Reproduce all of the data below without alteration; exclude every picture.
* Begin Recorded information *
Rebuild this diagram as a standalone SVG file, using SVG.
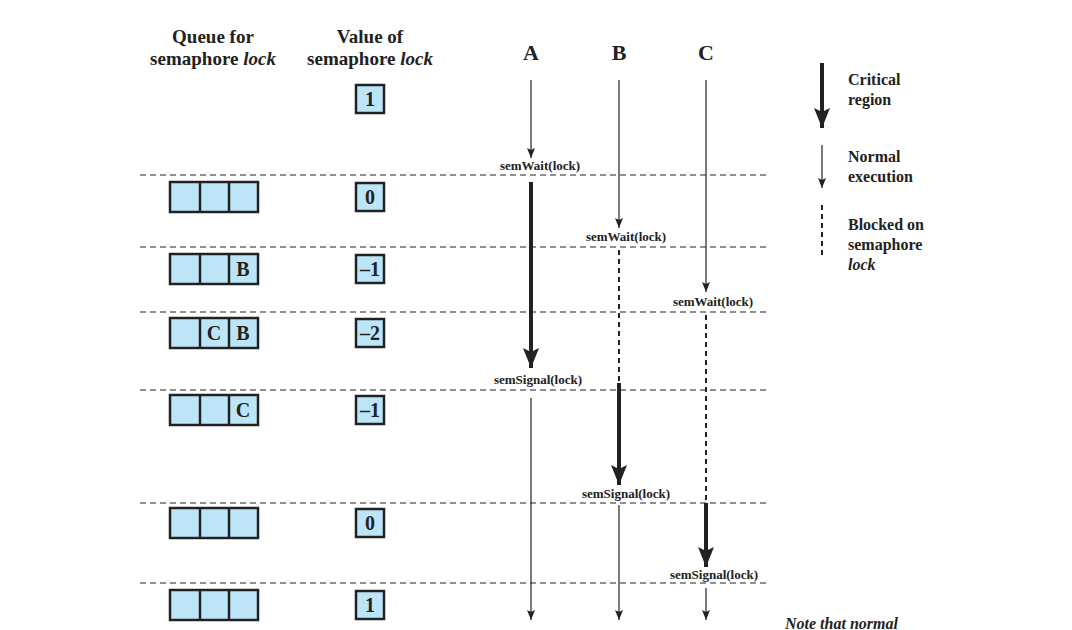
<svg xmlns="http://www.w3.org/2000/svg" width="1072" height="630" viewBox="0 0 1072 630">
<defs>
<marker id="ah" markerWidth="10" markerHeight="8" refX="10" refY="4" orient="auto" markerUnits="userSpaceOnUse"><path d="M0,0 L10,4 L0,8 L2,4 Z" fill="#222"/></marker>
<marker id="ahb" markerWidth="20" markerHeight="16" refX="20" refY="8" orient="auto" markerUnits="userSpaceOnUse"><path d="M0,0 L20,8 L0,16 L4,8 Z" fill="#222"/></marker>
<style>
text{font-family:"Liberation Serif","Times New Roman",serif;fill:#222;font-weight:bold}
.h{font-size:19px;text-anchor:middle}
.p{font-size:22px;text-anchor:middle}
.l{font-size:13px;text-anchor:middle}
.lg{font-size:16px}
.v{font-size:20px;text-anchor:middle}
.box{fill:#bde5f8;stroke:#222;stroke-width:2.5}
.dash{stroke:#222;stroke-width:1.2;stroke-dasharray:6,4}
.thin{stroke:#222;stroke-width:1.2;marker-end:url(#ah)}
.thick{stroke:#222;stroke-width:4;marker-end:url(#ahb)}
.blk{stroke:#222;stroke-width:2;stroke-dasharray:5,4}
</style>
</defs>
<rect width="1072" height="630" fill="#fff"/>
<g id="headers">
<text class="h" x="213" y="43">Queue for</text>
<text class="h" x="213" y="65">semaphore <tspan font-style="italic">lock</tspan></text>
<text class="h" x="370" y="43">Value of</text>
<text class="h" x="370" y="65">semaphore <tspan font-style="italic">lock</tspan></text>
<text class="p" x="531" y="60">A</text>
<text class="p" x="619" y="60">B</text>
<text class="p" x="706" y="60">C</text>
</g>
<g id="separators">
<line class="dash" x1="140" y1="175" x2="768" y2="175"/>
<line class="dash" x1="140" y1="247" x2="768" y2="247"/>
<line class="dash" x1="140" y1="312" x2="768" y2="312"/>
<line class="dash" x1="140" y1="390" x2="768" y2="390"/>
<line class="dash" x1="140" y1="503" x2="768" y2="503"/>
<line class="dash" x1="140" y1="583" x2="768" y2="583"/>
</g>
<g id="values">
<rect class="box" x="356" y="85" width="28" height="28"/><text class="v" x="370" y="106">1</text>
<rect class="box" x="356" y="183" width="28" height="28"/><text class="v" x="370" y="204">0</text>
<rect class="box" x="356" y="255" width="28" height="28"/><text class="v" x="370" y="276">–1</text>
<rect class="box" x="356" y="319" width="28" height="28"/><text class="v" x="370" y="340">–2</text>
<rect class="box" x="356" y="396" width="28" height="28"/><text class="v" x="370" y="417">–1</text>
<rect class="box" x="356" y="509" width="28" height="28"/><text class="v" x="370" y="530">0</text>
<rect class="box" x="356" y="591" width="28" height="28"/><text class="v" x="370" y="612">1</text>
</g>
<g id="queues">
<g id="q1"><rect class="box" x="170" y="182" width="88" height="30"/><line x1="200" y1="182" x2="200" y2="212" stroke="#222" stroke-width="2.5"/><line x1="229" y1="182" x2="229" y2="212" stroke="#222" stroke-width="2.5"/></g>
<g id="q2"><rect class="box" x="170" y="254" width="88" height="30"/><line x1="200" y1="254" x2="200" y2="284" stroke="#222" stroke-width="2.5"/><line x1="229" y1="254" x2="229" y2="284" stroke="#222" stroke-width="2.5"/><text class="v" x="243" y="276">B</text></g>
<g id="q3"><rect class="box" x="170" y="318" width="88" height="30"/><line x1="200" y1="318" x2="200" y2="348" stroke="#222" stroke-width="2.5"/><line x1="229" y1="318" x2="229" y2="348" stroke="#222" stroke-width="2.5"/><text class="v" x="214" y="340">C</text><text class="v" x="243" y="340">B</text></g>
<g id="q4"><rect class="box" x="170" y="395" width="88" height="30"/><line x1="200" y1="395" x2="200" y2="425" stroke="#222" stroke-width="2.5"/><line x1="229" y1="395" x2="229" y2="425" stroke="#222" stroke-width="2.5"/><text class="v" x="243" y="417">C</text></g>
<g id="q5"><rect class="box" x="170" y="508" width="88" height="30"/><line x1="200" y1="508" x2="200" y2="538" stroke="#222" stroke-width="2.5"/><line x1="229" y1="508" x2="229" y2="538" stroke="#222" stroke-width="2.5"/></g>
<g id="q6"><rect class="box" x="170" y="590" width="88" height="30"/><line x1="200" y1="590" x2="200" y2="620" stroke="#222" stroke-width="2.5"/><line x1="229" y1="590" x2="229" y2="620" stroke="#222" stroke-width="2.5"/></g>
</g>
<g id="connectors">
<line class="thin" x1="531" y1="80" x2="531" y2="158"/>
<line class="thick" x1="531" y1="182" x2="531" y2="368"/>
<line class="thin" x1="531" y1="398" x2="531" y2="620"/>
<line class="thin" x1="619" y1="80" x2="619" y2="228"/>
<line class="blk" x1="619" y1="250" x2="619" y2="381"/>
<line class="thick" x1="619" y1="383" x2="619" y2="485"/>
<line class="thin" x1="619" y1="505" x2="619" y2="620"/>
<line class="thin" x1="706" y1="80" x2="706" y2="292"/>
<line class="blk" x1="706" y1="315" x2="706" y2="501"/>
<line class="thick" x1="706" y1="503" x2="706" y2="567"/>
<line class="thin" x1="706" y1="588" x2="706" y2="620"/>
</g>
<g id="labels">
<text class="l" x="540" y="170">semWait(lock)</text>
<text class="l" x="626" y="241">semWait(lock)</text>
<text class="l" x="713" y="306">semWait(lock)</text>
<text class="l" x="538" y="384">semSignal(lock)</text>
<text class="l" x="626" y="498">semSignal(lock)</text>
<text class="l" x="714" y="579">semSignal(lock)</text>
</g>
<g id="legend">
<line class="thick" x1="822" y1="63" x2="822" y2="128"/>
<text class="lg" x="848" y="85">Critical</text>
<text class="lg" x="848" y="105">region</text>
<line class="thin" x1="822" y1="145" x2="822" y2="188"/>
<text class="lg" x="848" y="162">Normal</text>
<text class="lg" x="848" y="182">execution</text>
<line class="blk" x1="822" y1="205" x2="822" y2="257"/>
<text class="lg" x="848" y="230">Blocked on</text>
<text class="lg" x="848" y="250">semaphore</text>
<text class="lg" x="848" y="270" font-style="italic">lock</text>
<text class="lg" x="785" y="629" font-style="italic">Note that normal</text>
</g>
</svg>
* End Recorded information *
- [Result]:
Rebuild this diagram as a standalone SVG file, using SVG.
<svg xmlns="http://www.w3.org/2000/svg" width="1072" height="630" viewBox="0 0 1072 630">
<defs>
<marker id="ah" markerWidth="10" markerHeight="8" refX="10" refY="4" orient="auto" markerUnits="userSpaceOnUse"><path d="M0,0 L10,4 L0,8 L2,4 Z" fill="#222"/></marker>
<marker id="ahb" markerWidth="20" markerHeight="16" refX="20" refY="8" orient="auto" markerUnits="userSpaceOnUse"><path d="M0,0 L20,8 L0,16 L4,8 Z" fill="#222"/></marker>
<style>
text{font-family:"Liberation Serif","Times New Roman",serif;fill:#222;font-weight:bold}
.h{font-size:19px;text-anchor:middle}
.p{font-size:22px;text-anchor:middle}
.l{font-size:13px;text-anchor:middle}
.lg{font-size:16px}
.v{font-size:20px;text-anchor:middle}
.box{fill:#bde5f8;stroke:#222;stroke-width:2.5}
.dash{stroke:#222;stroke-width:1.2;stroke-dasharray:6,4}
.thin{stroke:#222;stroke-width:1.2;marker-end:url(#ah)}
.thick{stroke:#222;stroke-width:4;marker-end:url(#ahb)}
.blk{stroke:#222;stroke-width:2;stroke-dasharray:5,4}
</style>
</defs>
<rect width="1072" height="630" fill="#fff"/>
<g id="headers">
<text class="h" x="213" y="43">Queue for</text>
<text class="h" x="213" y="65">semaphore <tspan font-style="italic">lock</tspan></text>
<text class="h" x="370" y="43">Value of</text>
<text class="h" x="370" y="65">semaphore <tspan font-style="italic">lock</tspan></text>
<text class="p" x="531" y="60">A</text>
<text class="p" x="619" y="60">B</text>
<text class="p" x="706" y="60">C</text>
</g>
<g id="separators">
<line class="dash" x1="140" y1="175" x2="768" y2="175"/>
<line class="dash" x1="140" y1="247" x2="768" y2="247"/>
<line class="dash" x1="140" y1="312" x2="768" y2="312"/>
<line class="dash" x1="140" y1="390" x2="768" y2="390"/>
<line class="dash" x1="140" y1="503" x2="768" y2="503"/>
<line class="dash" x1="140" y1="583" x2="768" y2="583"/>
</g>
<g id="values">
<rect class="box" x="356" y="85" width="28" height="28"/><text class="v" x="370" y="106">1</text>
<rect class="box" x="356" y="183" width="28" height="28"/><text class="v" x="370" y="204">0</text>
<rect class="box" x="356" y="255" width="28" height="28"/><text class="v" x="370" y="276">–1</text>
<rect class="box" x="356" y="319" width="28" height="28"/><text class="v" x="370" y="340">–2</text>
<rect class="box" x="356" y="396" width="28" height="28"/><text class="v" x="370" y="417">–1</text>
<rect class="box" x="356" y="509" width="28" height="28"/><text class="v" x="370" y="530">0</text>
<rect class="box" x="356" y="591" width="28" height="28"/><text class="v" x="370" y="612">1</text>
</g>
<g id="queues">
<g id="q1"><rect class="box" x="170" y="182" width="88" height="30"/><line x1="200" y1="182" x2="200" y2="212" stroke="#222" stroke-width="2.5"/><line x1="229" y1="182" x2="229" y2="212" stroke="#222" stroke-width="2.5"/></g>
<g id="q2"><rect class="box" x="170" y="254" width="88" height="30"/><line x1="200" y1="254" x2="200" y2="284" stroke="#222" stroke-width="2.5"/><line x1="229" y1="254" x2="229" y2="284" stroke="#222" stroke-width="2.5"/><text class="v" x="243" y="276">B</text></g>
<g id="q3"><rect class="box" x="170" y="318" width="88" height="30"/><line x1="200" y1="318" x2="200" y2="348" stroke="#222" stroke-width="2.5"/><line x1="229" y1="318" x2="229" y2="348" stroke="#222" stroke-width="2.5"/><text class="v" x="214" y="340">C</text><text class="v" x="243" y="340">B</text></g>
<g id="q4"><rect class="box" x="170" y="395" width="88" height="30"/><line x1="200" y1="395" x2="200" y2="425" stroke="#222" stroke-width="2.5"/><line x1="229" y1="395" x2="229" y2="425" stroke="#222" stroke-width="2.5"/><text class="v" x="243" y="417">C</text></g>
<g id="q5"><rect class="box" x="170" y="508" width="88" height="30"/><line x1="200" y1="508" x2="200" y2="538" stroke="#222" stroke-width="2.5"/><line x1="229" y1="508" x2="229" y2="538" stroke="#222" stroke-width="2.5"/></g>
<g id="q6"><rect class="box" x="170" y="590" width="88" height="30"/><line x1="200" y1="590" x2="200" y2="620" stroke="#222" stroke-width="2.5"/><line x1="229" y1="590" x2="229" y2="620" stroke="#222" stroke-width="2.5"/></g>
</g>
<g id="connectors">
<line class="thin" x1="531" y1="80" x2="531" y2="158"/>
<line class="thick" x1="531" y1="182" x2="531" y2="368"/>
<line class="thin" x1="531" y1="398" x2="531" y2="620"/>
<line class="thin" x1="619" y1="80" x2="619" y2="228"/>
<line class="blk" x1="619" y1="250" x2="619" y2="381"/>
<line class="thick" x1="619" y1="383" x2="619" y2="485"/>
<line class="thin" x1="619" y1="505" x2="619" y2="620"/>
<line class="thin" x1="706" y1="80" x2="706" y2="292"/>
<line class="blk" x1="706" y1="315" x2="706" y2="501"/>
<line class="thick" x1="706" y1="503" x2="706" y2="567"/>
<line class="thin" x1="706" y1="588" x2="706" y2="620"/>
</g>
<g id="labels">
<text class="l" x="540" y="170">semWait(lock)</text>
<text class="l" x="626" y="241">semWait(lock)</text>
<text class="l" x="713" y="306">semWait(lock)</text>
<text class="l" x="538" y="384">semSignal(lock)</text>
<text class="l" x="626" y="498">semSignal(lock)</text>
<text class="l" x="714" y="579">semSignal(lock)</text>
</g>
<g id="legend">
<line class="thick" x1="822" y1="63" x2="822" y2="128"/>
<text class="lg" x="848" y="85">Critical</text>
<text class="lg" x="848" y="105">region</text>
<line class="thin" x1="822" y1="145" x2="822" y2="188"/>
<text class="lg" x="848" y="162">Normal</text>
<text class="lg" x="848" y="182">execution</text>
<line class="blk" x1="822" y1="205" x2="822" y2="257"/>
<text class="lg" x="848" y="230">Blocked on</text>
<text class="lg" x="848" y="250">semaphore</text>
<text class="lg" x="848" y="270" font-style="italic">lock</text>
<text class="lg" x="785" y="629" font-style="italic">Note that normal</text>
</g>
</svg>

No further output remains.